= The Front Five =

Nickname for five Hull City players in the mid-1960s

The Front Five is the collective nickname used for the five footballers who were the primary forward line of Hull City during the mid-1960s. Ian Butler, Chris Chilton, Ray Henderson, Ken Houghton, and Ken Wagstaff were all simultaneously active for the club between 1965 and 1968. The quintet's zenith was the 1965–66 season, in which Hull were promoted as champions of the Third Division. During that campaign, Hull City scored 109 goals in the league, 100 of which were scored by the Front Five.

==Ian Butler==
Ian Butler joined Hull City for £40,000 in January 1965, arriving from Rotherham United alongside Houghton. Playing as a left winger, he amassed 339 appearances across all competitions during his eight years with the club, scoring 70 goals before leaving in July 1973.

==Chris Chilton==
Chris Chilton was first contracted to Hull City, his hometown club, at age 16. The centre forward would become one of the best players in the club's history. Scoring 222 goals in 477 appearances across all competitions, "Chillo", as he was affectionally known, is still Hull's record goalscorer to this day.
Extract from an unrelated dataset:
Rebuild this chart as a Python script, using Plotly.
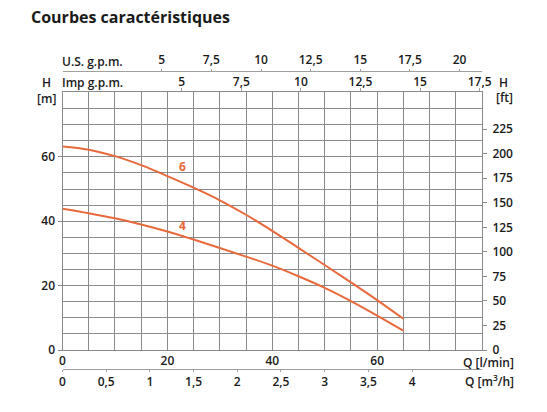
import plotly.graph_objects as go

# ---- data ----
q_lmin = [0, 5, 10, 15, 20, 25, 30, 35, 40, 45, 50, 55, 60, 65]
h_curve6 = [63.2, 62.2, 60.2, 57.4, 54.0, 50.4, 46.5, 42.0, 37.0, 31.7, 26.4, 21.0, 15.5, 9.7]
h_curve4 = [43.9, 42.5, 40.9, 39.0, 36.8, 34.3, 31.7, 29.0, 26.2, 22.9, 19.3, 15.2, 10.7, 6.0]
curve_names = ["6", "4"]
label_pos = [(22.8, 56.9), (22.8, 38.8)]

h_m_ticks = [0, 20, 40, 60]
h_ft_ticks = [0, 25, 50, 75, 100, 125, 150, 175, 200, 225]
q_lmin_ticks = [0, 20, 40, 60]
q_m3h_ticks = [0, 0.5, 1, 1.5, 2, 2.5, 3, 3.5, 4]
us_gpm_ticks = [5, 7.5, 10, 12.5, 15, 17.5, 20]
imp_gpm_ticks = [5, 7.5, 10, 12.5, 15, 17.5]

Q_MAX = 80.0
H_MAX = 80.0
US_GAL = 3.78541
IMP_GAL = 4.54609
FT = 0.3048


def fmt(v):
    s = ("%g" % v)
    return s.replace(".", ",")


W, Hh = 547, 412
x0, x1 = 62.5, 482
y_top, y_bot = 92.4, 350
xd = [x0 / W, x1 / W]
yd = [(Hh - y_bot) / Hh, (Hh - y_top) / Hh]

orange = "#E8693C"
grid = "#8a8a8a"
tickc = "#a0a0a0"
txt = "#1a1a1a"
font_family = "Open Sans"
fw = 600

fig = go.Figure()
fig.add_trace(go.Scatter(x=q_lmin, y=h_curve6, mode="lines", line=dict(color=orange, width=2, shape="spline"),
                         showlegend=False, hoverinfo="skip", xaxis="x", yaxis="y"))
fig.add_trace(go.Scatter(x=q_lmin, y=h_curve4, mode="lines", line=dict(color=orange, width=2, shape="spline"),
                         showlegend=False, hoverinfo="skip", xaxis="x", yaxis="y"))
# invisible traces so the secondary axes are drawn
for ax, rng in [("x2", Q_MAX / IMP_GAL), ("x3", Q_MAX / US_GAL), ("x4", Q_MAX * 60 / 1000)]:
    fig.add_trace(go.Scatter(x=[0, rng], y=[0, 0], mode="markers", marker=dict(opacity=0),
                             showlegend=False, hoverinfo="skip", xaxis=ax, yaxis="y"))
fig.add_trace(go.Scatter(x=[0, 0], y=[0, H_MAX / FT], mode="markers", marker=dict(opacity=0),
                         showlegend=False, hoverinfo="skip", xaxis="x", yaxis="y2"))

tickfont = dict(family=font_family, size=12, color=txt, weight=fw)

fig.update_layout(
    template="none",
    width=W, height=Hh, autosize=False,
    margin=dict(l=0, r=0, t=0, b=0, pad=0),
    paper_bgcolor="white", plot_bgcolor="white",
    showlegend=False,
    xaxis=dict(domain=xd, range=[0, Q_MAX], tickvals=q_lmin_ticks, ticktext=[fmt(v) for v in q_lmin_ticks],
               ticks="", showgrid=True, gridcolor=grid, gridwidth=1,
               minor=dict(dtick=5, tick0=0, showgrid=True, gridcolor=grid, gridwidth=1, ticks=""),
               showline=True, linecolor=grid, linewidth=1, mirror=True, zeroline=False,
               tickfont=tickfont, anchor="y", fixedrange=True, automargin=False),
    yaxis=dict(domain=yd, range=[0, H_MAX], tickvals=h_m_ticks, ticktext=[fmt(v) for v in h_m_ticks],
               ticks="outside", ticklen=4, tickcolor=grid, showgrid=True, gridcolor=grid, gridwidth=1,
               minor=dict(dtick=5, tick0=0, showgrid=True, gridcolor=grid, gridwidth=1, ticks=""),
               showline=True, linecolor=grid, linewidth=1, mirror=True, zeroline=False,
               tickfont=tickfont, anchor="x", fixedrange=True, automargin=False),
    yaxis2=dict(overlaying="y", side="right", anchor="x", range=[0, H_MAX / FT],
                tickvals=h_ft_ticks, ticktext=[fmt(v) for v in h_ft_ticks],
                ticks="outside", ticklen=4, tickcolor=grid, showgrid=False, zeroline=False,
                showline=False, tickfont=tickfont, fixedrange=True, automargin=False,
                ticklabelstandoff=3),
    xaxis2=dict(overlaying="x", side="top", anchor="y", range=[0, Q_MAX / IMP_GAL],
                tickvals=imp_gpm_ticks, ticktext=[fmt(v) for v in imp_gpm_ticks],
                ticks="outside", ticklen=3, tickcolor=tickc, showgrid=False, zeroline=False,
                showline=False, tickfont=tickfont, fixedrange=True, automargin=False,
                ticklabelstandoff=-2),
    xaxis3=dict(overlaying="x", side="top", anchor="free", position=(Hh - 71) / Hh,
                range=[0, Q_MAX / US_GAL],
                tickvals=us_gpm_ticks, ticktext=[fmt(v) for v in us_gpm_ticks],
                ticks="outside", ticklen=2, tickcolor=tickc, showgrid=False, zeroline=False,
                showline=True, linecolor=tickc, linewidth=1, tickfont=tickfont, fixedrange=True,
                automargin=False),
    xaxis4=dict(overlaying="x", side="bottom", anchor="free", position=(Hh - 369) / Hh,
                range=[0, Q_MAX * 60 / 1000],
                tickvals=q_m3h_ticks, ticktext=[fmt(v) for v in q_m3h_ticks],
                ticks="outside", ticklen=2, tickcolor=tickc, showgrid=False, zeroline=False,
                showline=True, linecolor=tickc, linewidth=1, tickfont=tickfont, fixedrange=True,
                automargin=False),
)


def ann(text, x, y, xanchor="center", size=12, bold=False, color=txt, family=font_family, weight=fw):
    fig.add_annotation(text=("<b>%s</b>" % text) if bold else text, x=x / W, y=(Hh - y) / Hh,
                       xref="paper", yref="paper", xanchor=xanchor, yanchor="middle", showarrow=False,
                       font=dict(family=family, size=size, color=color, weight=weight))


ann("Courbes caractéristiques", 29, 17, xanchor="left", size=16, bold=True, weight="bold")
ann("U.S. g.p.m.", 60, 61, xanchor="left")
ann("Imp g.p.m.", 60, 82, xanchor="left")
ann("H", 46.5, 82)
ann("[m]", 46, 98)
ann("H", 503.5, 82)
ann("[ft]", 504, 97)
ann("Q [l/min]", 516, 362, xanchor="right")
ann("Q [m<sup>3</sup>/h]", 516, 381, xanchor="right")

for name, (qx, hy) in zip(curve_names, label_pos):
    fig.add_annotation(text="<b>%s</b>" % name, x=qx, y=hy, xref="x", yref="y", showarrow=False,
                       font=dict(family=font_family, size=12, color=orange))

fig.write_html("out.html")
He was signed by Coventry City for £92,000 in August 1971. He was one of five inaugural inductees to Hull's Hall of Fame in 2018. Furthermore, the East Stand of the MKM Stadium was posthumously renamed in his honour on 2 March 2022. Chilton had died the year before, on 20 May 2021, aged 77.

==Ray Henderson==
Ray Henderson signed for Hull City from Middlesbrough in June 1961. The Front Five's right winger would go on to rack up 61 goals from 264 appearances across all competitions during his seven-year spell in the East Riding of Yorkshire. He left for Reading in October 1968. The Wallsend native died on 18 January 2024, aged 86.

==Ken Houghton==
Ken Houghton arrived alongside Butler from Rotherham United in January 1965, also for £40,000. The inside forward played 304 times for the club, scoring 91 goals in the process. He left for Humber derby rivals Scunthorpe United in May 1973. Houghton returned to Hull, initially as interim manager but later permanent manager, in February 1978. He was dismissed in December 1979. Houghton died on 26 September 2025, aged 85.

==Ken Wagstaff==
Ken Wagstaff signed for Hull City in November 1964, joining from Mansfield Town. Thanks to his partnership with the other four, particularly Chilton, the inside forward scored 197 goals in 434 appearances across all competitions whilst with Hull City. Nicknamed "Waggy", he only left Hull upon retiring in 1976, and was later inducted to the club's Hall of Fame in 2018.